A Psicanálise do Racismo: Uma Reflexão Crítica sobre “SAGA – Uma História do Povo Preto”

Psicanalista Guilherme Moraleida discute o racismo como conflito psíquico na obra apresentada pela Preqaria Cia de Teatro em Sete Lagoas e Belo Horizonte.

O Racismo como Subjetividade Psíquica Conflituosa
Comentário crítico de “SAGA – Uma História do Povo Preto” por um psicanalista

“Quem não tem história não tem memória,
quem não tem memória não tem passado e
quem não tem passado não se orienta para o futuro.”¹

O espetáculo “SAGA – Uma História do Povo Preto”, da Preqaria Cia de Teatro, traz à tona a história, cultura e sabedoria dos afro-brasileiros, contada com emoção por um homem negro. A peça faz coro aos que desafiam a história oficial, denunciando como ela foi distorcida pelo poder da branquitude. Ela provoca o espectador a reavaliar sua visão sobre a inclusão social da negritude, resgatando verdades sobre a liberdade roubada, a angústia implacável e os corpos torturados, ao mesmo tempo em que reivindica legitimamente os direitos do povo negro.

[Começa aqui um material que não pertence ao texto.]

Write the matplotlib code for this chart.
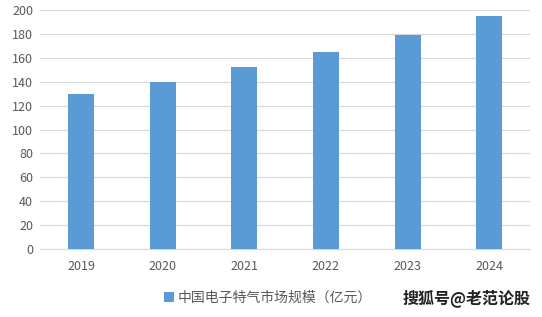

A proposta do espetáculo é colocar em cena aquilo que muitos preferem ignorar. Através da criação e da sensibilidade artística, “SAGA” faz o público sentir o que, muitas vezes, é invisível, mas profundamente real e impossível de ignorar. A peça aborda o racismo em suas múltiplas formas, retratando a dura sina de ser negro.

“Tem coisas na vida que a gente não pode ignorar.”²
Essa frase resume o impacto da peça, que expõe uma verdade estrutural, tanto social quanto pessoal, que é amplamente presente, mas frequentemente negligenciada. Quando a palavra é dita por um negro, alguém que sofreu o racismo na pele e teve sua voz reprimida, ela quebra a parede da invisibilidade e da ignorância. Mas não basta saber dessa verdade, é necessário mais: que ela seja uma afronta à história distorcida. “A liberdade é não ter medo, é olhar nos olhos e se sentir igual.”³
Enfrentar o racismo requer coragem, e a peça traz essa realidade à tona, desmascarando o racismo diante de todos e expondo a dolorosa experiência de ser negro. Ela desafia a sociedade a subverter os papéis que mantêm, conscientemente ou não, o racismo em vigor.

No palco, a voz de Nathan Brits ecoa as vozes de muitos: “Quem traz no corpo essa marca resiste e insiste com a estranha mania de ter fé na vida.” A peça é uma batalha pela sobrevivência e dignidade, um chamado para reivindicar direitos que não são concedidos, mas concebidos. “SAGA – Uma História do Povo Preto” faz uma narrativa contundente da covardia e crueldade da escravização racial no passado. A interpretação de João Valadares denuncia corajosamente a imoralidade perversa do racismo que, em atos e palavras, continua a discriminar nos dias de hoje, mantendo viva uma dinâmica psíquica conflituosa que ressoa nas profundezas do inconsciente coletivo.

A peça não só reflete sobre a verdade histórica do racismo, mas também alerta para as subjetividades da nossa época. Ela nos leva a confrontar os mecanismos da lógica burguesa que perpetuam os ideais de branquitude e as consequências psíquicas que afligem as almas negras. Como espectadores e participantes dessa história, devemos contribuir para a desconstrução da arquitetura dissimulada do racismo que nos nega. Devemos expor e desvelar as posições reais de cada um, criando uma sociedade onde as diferenças raciais são sustentadas de maneira civilizada, erradicando o racismo e promovendo a equidade no exercício pleno da cidadania.